Pictures do not belong in the copy; restate the records below word for word.

[Start PROVIDED DATA]

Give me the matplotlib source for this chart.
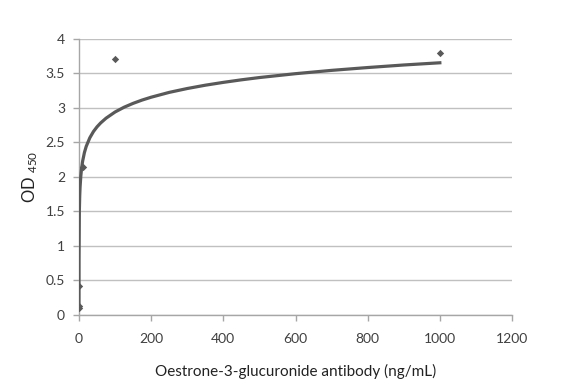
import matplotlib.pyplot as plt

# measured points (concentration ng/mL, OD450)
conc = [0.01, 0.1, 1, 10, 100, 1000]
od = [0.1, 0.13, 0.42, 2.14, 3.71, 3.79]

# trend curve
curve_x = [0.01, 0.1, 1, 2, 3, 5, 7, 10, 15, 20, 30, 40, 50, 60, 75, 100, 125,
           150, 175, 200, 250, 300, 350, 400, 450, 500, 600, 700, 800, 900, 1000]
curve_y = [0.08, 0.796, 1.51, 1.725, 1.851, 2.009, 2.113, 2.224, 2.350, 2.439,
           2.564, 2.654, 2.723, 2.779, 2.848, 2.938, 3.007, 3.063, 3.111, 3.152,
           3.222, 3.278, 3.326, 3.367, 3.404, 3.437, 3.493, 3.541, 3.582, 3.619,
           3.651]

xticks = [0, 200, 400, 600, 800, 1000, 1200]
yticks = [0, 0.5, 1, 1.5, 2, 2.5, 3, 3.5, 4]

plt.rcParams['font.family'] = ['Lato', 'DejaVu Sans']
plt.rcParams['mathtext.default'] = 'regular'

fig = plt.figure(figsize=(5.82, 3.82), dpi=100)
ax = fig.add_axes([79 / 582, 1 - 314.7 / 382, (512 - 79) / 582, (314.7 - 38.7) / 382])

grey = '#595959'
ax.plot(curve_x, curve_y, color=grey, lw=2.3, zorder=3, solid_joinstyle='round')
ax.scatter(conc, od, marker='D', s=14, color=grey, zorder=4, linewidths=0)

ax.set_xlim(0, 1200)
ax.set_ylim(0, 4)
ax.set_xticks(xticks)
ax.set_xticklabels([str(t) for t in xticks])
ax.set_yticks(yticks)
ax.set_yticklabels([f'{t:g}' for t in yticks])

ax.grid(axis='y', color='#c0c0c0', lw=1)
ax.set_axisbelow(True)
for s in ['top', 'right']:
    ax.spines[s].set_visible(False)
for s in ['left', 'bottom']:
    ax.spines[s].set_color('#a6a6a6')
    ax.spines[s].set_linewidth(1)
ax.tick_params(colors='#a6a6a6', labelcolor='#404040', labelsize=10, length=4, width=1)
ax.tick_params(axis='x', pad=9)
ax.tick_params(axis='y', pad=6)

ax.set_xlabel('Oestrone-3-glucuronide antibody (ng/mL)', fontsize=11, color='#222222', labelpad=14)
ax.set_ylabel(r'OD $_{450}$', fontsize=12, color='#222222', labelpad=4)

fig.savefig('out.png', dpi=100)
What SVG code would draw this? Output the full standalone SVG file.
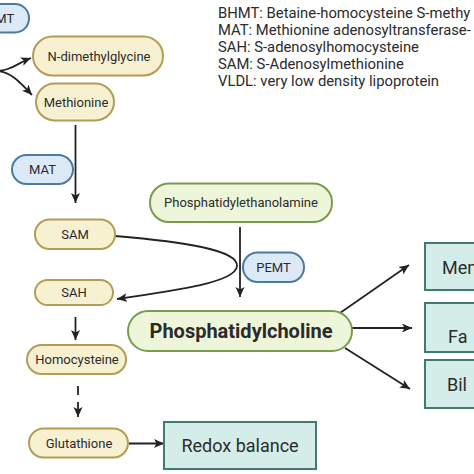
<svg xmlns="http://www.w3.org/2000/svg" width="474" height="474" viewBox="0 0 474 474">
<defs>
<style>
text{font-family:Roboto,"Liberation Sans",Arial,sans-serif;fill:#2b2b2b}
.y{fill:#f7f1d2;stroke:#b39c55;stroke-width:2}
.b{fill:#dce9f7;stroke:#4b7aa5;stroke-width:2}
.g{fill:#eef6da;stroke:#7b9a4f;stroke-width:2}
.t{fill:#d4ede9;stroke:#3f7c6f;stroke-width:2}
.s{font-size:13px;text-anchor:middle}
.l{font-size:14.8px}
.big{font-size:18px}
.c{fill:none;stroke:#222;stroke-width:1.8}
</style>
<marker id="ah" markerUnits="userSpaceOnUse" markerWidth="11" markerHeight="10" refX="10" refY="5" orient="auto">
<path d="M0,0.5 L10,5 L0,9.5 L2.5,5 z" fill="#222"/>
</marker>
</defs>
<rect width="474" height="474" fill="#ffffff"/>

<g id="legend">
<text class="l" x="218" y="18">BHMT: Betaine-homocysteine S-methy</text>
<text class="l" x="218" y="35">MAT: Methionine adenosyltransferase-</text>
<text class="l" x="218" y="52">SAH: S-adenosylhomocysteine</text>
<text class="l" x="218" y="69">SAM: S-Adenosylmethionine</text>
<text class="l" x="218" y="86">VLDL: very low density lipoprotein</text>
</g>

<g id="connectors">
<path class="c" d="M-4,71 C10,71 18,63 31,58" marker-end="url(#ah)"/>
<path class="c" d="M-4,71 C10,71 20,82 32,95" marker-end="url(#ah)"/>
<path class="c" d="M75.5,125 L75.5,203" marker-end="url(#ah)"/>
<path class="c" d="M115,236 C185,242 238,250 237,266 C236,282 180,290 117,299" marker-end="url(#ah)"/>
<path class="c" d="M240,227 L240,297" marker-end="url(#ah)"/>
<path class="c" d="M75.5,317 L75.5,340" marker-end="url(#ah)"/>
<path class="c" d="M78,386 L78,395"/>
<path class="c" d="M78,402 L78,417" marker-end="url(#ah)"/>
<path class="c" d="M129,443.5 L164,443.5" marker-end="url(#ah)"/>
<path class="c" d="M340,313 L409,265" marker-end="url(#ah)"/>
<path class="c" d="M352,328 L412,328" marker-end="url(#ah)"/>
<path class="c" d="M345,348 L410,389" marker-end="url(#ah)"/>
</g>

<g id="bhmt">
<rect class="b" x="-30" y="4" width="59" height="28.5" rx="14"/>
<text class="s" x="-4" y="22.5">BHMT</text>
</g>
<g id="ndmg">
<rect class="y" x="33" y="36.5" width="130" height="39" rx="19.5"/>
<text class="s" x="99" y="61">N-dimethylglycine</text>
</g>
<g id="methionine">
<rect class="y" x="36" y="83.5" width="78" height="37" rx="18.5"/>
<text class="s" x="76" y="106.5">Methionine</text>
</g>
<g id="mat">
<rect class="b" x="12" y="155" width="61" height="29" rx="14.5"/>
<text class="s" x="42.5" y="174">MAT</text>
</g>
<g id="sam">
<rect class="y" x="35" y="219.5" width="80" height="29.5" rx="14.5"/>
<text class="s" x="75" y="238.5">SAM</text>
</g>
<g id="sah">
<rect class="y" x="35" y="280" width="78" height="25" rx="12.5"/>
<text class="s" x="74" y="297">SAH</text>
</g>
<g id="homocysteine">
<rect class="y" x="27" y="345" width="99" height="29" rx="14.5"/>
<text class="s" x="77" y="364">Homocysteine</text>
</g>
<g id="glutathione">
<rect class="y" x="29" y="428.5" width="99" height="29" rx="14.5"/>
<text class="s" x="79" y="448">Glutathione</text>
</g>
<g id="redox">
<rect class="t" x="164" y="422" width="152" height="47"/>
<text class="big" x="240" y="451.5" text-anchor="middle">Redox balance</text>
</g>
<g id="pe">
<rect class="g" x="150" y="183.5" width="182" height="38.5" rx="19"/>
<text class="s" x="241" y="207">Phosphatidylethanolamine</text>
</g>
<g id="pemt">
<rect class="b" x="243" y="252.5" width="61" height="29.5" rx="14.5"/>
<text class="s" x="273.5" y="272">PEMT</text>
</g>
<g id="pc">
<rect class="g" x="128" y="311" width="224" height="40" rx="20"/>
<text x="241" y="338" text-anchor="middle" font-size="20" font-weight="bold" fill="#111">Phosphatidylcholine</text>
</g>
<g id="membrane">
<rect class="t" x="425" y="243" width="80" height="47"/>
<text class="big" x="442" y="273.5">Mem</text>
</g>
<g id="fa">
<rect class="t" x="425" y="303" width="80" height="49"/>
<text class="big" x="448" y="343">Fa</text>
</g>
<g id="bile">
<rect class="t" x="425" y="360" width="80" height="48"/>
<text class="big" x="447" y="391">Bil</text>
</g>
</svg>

[End PROVIDED DATA]

**PROBLEM SOLUTION:**
Give me the matplotlib source for this chart.
import matplotlib.pyplot as plt

# measured points (concentration ng/mL, OD450)
conc = [0.01, 0.1, 1, 10, 100, 1000]
od = [0.1, 0.13, 0.42, 2.14, 3.71, 3.79]

# trend curve
curve_x = [0.01, 0.1, 1, 2, 3, 5, 7, 10, 15, 20, 30, 40, 50, 60, 75, 100, 125,
           150, 175, 200, 250, 300, 350, 400, 450, 500, 600, 700, 800, 900, 1000]
curve_y = [0.08, 0.796, 1.51, 1.725, 1.851, 2.009, 2.113, 2.224, 2.350, 2.439,
           2.564, 2.654, 2.723, 2.779, 2.848, 2.938, 3.007, 3.063, 3.111, 3.152,
           3.222, 3.278, 3.326, 3.367, 3.404, 3.437, 3.493, 3.541, 3.582, 3.619,
           3.651]

xticks = [0, 200, 400, 600, 800, 1000, 1200]
yticks = [0, 0.5, 1, 1.5, 2, 2.5, 3, 3.5, 4]

plt.rcParams['font.family'] = ['Lato', 'DejaVu Sans']
plt.rcParams['mathtext.default'] = 'regular'

fig = plt.figure(figsize=(5.82, 3.82), dpi=100)
ax = fig.add_axes([79 / 582, 1 - 314.7 / 382, (512 - 79) / 582, (314.7 - 38.7) / 382])

grey = '#595959'
ax.plot(curve_x, curve_y, color=grey, lw=2.3, zorder=3, solid_joinstyle='round')
ax.scatter(conc, od, marker='D', s=14, color=grey, zorder=4, linewidths=0)

ax.set_xlim(0, 1200)
ax.set_ylim(0, 4)
ax.set_xticks(xticks)
ax.set_xticklabels([str(t) for t in xticks])
ax.set_yticks(yticks)
ax.set_yticklabels([f'{t:g}' for t in yticks])

ax.grid(axis='y', color='#c0c0c0', lw=1)
ax.set_axisbelow(True)
for s in ['top', 'right']:
    ax.spines[s].set_visible(False)
for s in ['left', 'bottom']:
    ax.spines[s].set_color('#a6a6a6')
    ax.spines[s].set_linewidth(1)
ax.tick_params(colors='#a6a6a6', labelcolor='#404040', labelsize=10, length=4, width=1)
ax.tick_params(axis='x', pad=9)
ax.tick_params(axis='y', pad=6)

ax.set_xlabel('Oestrone-3-glucuronide antibody (ng/mL)', fontsize=11, color='#222222', labelpad=14)
ax.set_ylabel(r'OD $_{450}$', fontsize=12, color='#222222', labelpad=4)

fig.savefig('out.png', dpi=100)
What SVG code would draw this? Output the full standalone SVG file.
<svg xmlns="http://www.w3.org/2000/svg" width="474" height="474" viewBox="0 0 474 474">
<defs>
<style>
text{font-family:Roboto,"Liberation Sans",Arial,sans-serif;fill:#2b2b2b}
.y{fill:#f7f1d2;stroke:#b39c55;stroke-width:2}
.b{fill:#dce9f7;stroke:#4b7aa5;stroke-width:2}
.g{fill:#eef6da;stroke:#7b9a4f;stroke-width:2}
.t{fill:#d4ede9;stroke:#3f7c6f;stroke-width:2}
.s{font-size:13px;text-anchor:middle}
.l{font-size:14.8px}
.big{font-size:18px}
.c{fill:none;stroke:#222;stroke-width:1.8}
</style>
<marker id="ah" markerUnits="userSpaceOnUse" markerWidth="11" markerHeight="10" refX="10" refY="5" orient="auto">
<path d="M0,0.5 L10,5 L0,9.5 L2.5,5 z" fill="#222"/>
</marker>
</defs>
<rect width="474" height="474" fill="#ffffff"/>

<g id="legend">
<text class="l" x="218" y="18">BHMT: Betaine-homocysteine S-methy</text>
<text class="l" x="218" y="35">MAT: Methionine adenosyltransferase-</text>
<text class="l" x="218" y="52">SAH: S-adenosylhomocysteine</text>
<text class="l" x="218" y="69">SAM: S-Adenosylmethionine</text>
<text class="l" x="218" y="86">VLDL: very low density lipoprotein</text>
</g>

<g id="connectors">
<path class="c" d="M-4,71 C10,71 18,63 31,58" marker-end="url(#ah)"/>
<path class="c" d="M-4,71 C10,71 20,82 32,95" marker-end="url(#ah)"/>
<path class="c" d="M75.5,125 L75.5,203" marker-end="url(#ah)"/>
<path class="c" d="M115,236 C185,242 238,250 237,266 C236,282 180,290 117,299" marker-end="url(#ah)"/>
<path class="c" d="M240,227 L240,297" marker-end="url(#ah)"/>
<path class="c" d="M75.5,317 L75.5,340" marker-end="url(#ah)"/>
<path class="c" d="M78,386 L78,395"/>
<path class="c" d="M78,402 L78,417" marker-end="url(#ah)"/>
<path class="c" d="M129,443.5 L164,443.5" marker-end="url(#ah)"/>
<path class="c" d="M340,313 L409,265" marker-end="url(#ah)"/>
<path class="c" d="M352,328 L412,328" marker-end="url(#ah)"/>
<path class="c" d="M345,348 L410,389" marker-end="url(#ah)"/>
</g>

<g id="bhmt">
<rect class="b" x="-30" y="4" width="59" height="28.5" rx="14"/>
<text class="s" x="-4" y="22.5">BHMT</text>
</g>
<g id="ndmg">
<rect class="y" x="33" y="36.5" width="130" height="39" rx="19.5"/>
<text class="s" x="99" y="61">N-dimethylglycine</text>
</g>
<g id="methionine">
<rect class="y" x="36" y="83.5" width="78" height="37" rx="18.5"/>
<text class="s" x="76" y="106.5">Methionine</text>
</g>
<g id="mat">
<rect class="b" x="12" y="155" width="61" height="29" rx="14.5"/>
<text class="s" x="42.5" y="174">MAT</text>
</g>
<g id="sam">
<rect class="y" x="35" y="219.5" width="80" height="29.5" rx="14.5"/>
<text class="s" x="75" y="238.5">SAM</text>
</g>
<g id="sah">
<rect class="y" x="35" y="280" width="78" height="25" rx="12.5"/>
<text class="s" x="74" y="297">SAH</text>
</g>
<g id="homocysteine">
<rect class="y" x="27" y="345" width="99" height="29" rx="14.5"/>
<text class="s" x="77" y="364">Homocysteine</text>
</g>
<g id="glutathione">
<rect class="y" x="29" y="428.5" width="99" height="29" rx="14.5"/>
<text class="s" x="79" y="448">Glutathione</text>
</g>
<g id="redox">
<rect class="t" x="164" y="422" width="152" height="47"/>
<text class="big" x="240" y="451.5" text-anchor="middle">Redox balance</text>
</g>
<g id="pe">
<rect class="g" x="150" y="183.5" width="182" height="38.5" rx="19"/>
<text class="s" x="241" y="207">Phosphatidylethanolamine</text>
</g>
<g id="pemt">
<rect class="b" x="243" y="252.5" width="61" height="29.5" rx="14.5"/>
<text class="s" x="273.5" y="272">PEMT</text>
</g>
<g id="pc">
<rect class="g" x="128" y="311" width="224" height="40" rx="20"/>
<text x="241" y="338" text-anchor="middle" font-size="20" font-weight="bold" fill="#111">Phosphatidylcholine</text>
</g>
<g id="membrane">
<rect class="t" x="425" y="243" width="80" height="47"/>
<text class="big" x="442" y="273.5">Mem</text>
</g>
<g id="fa">
<rect class="t" x="425" y="303" width="80" height="49"/>
<text class="big" x="448" y="343">Fa</text>
</g>
<g id="bile">
<rect class="t" x="425" y="360" width="80" height="48"/>
<text class="big" x="447" y="391">Bil</text>
</g>
</svg>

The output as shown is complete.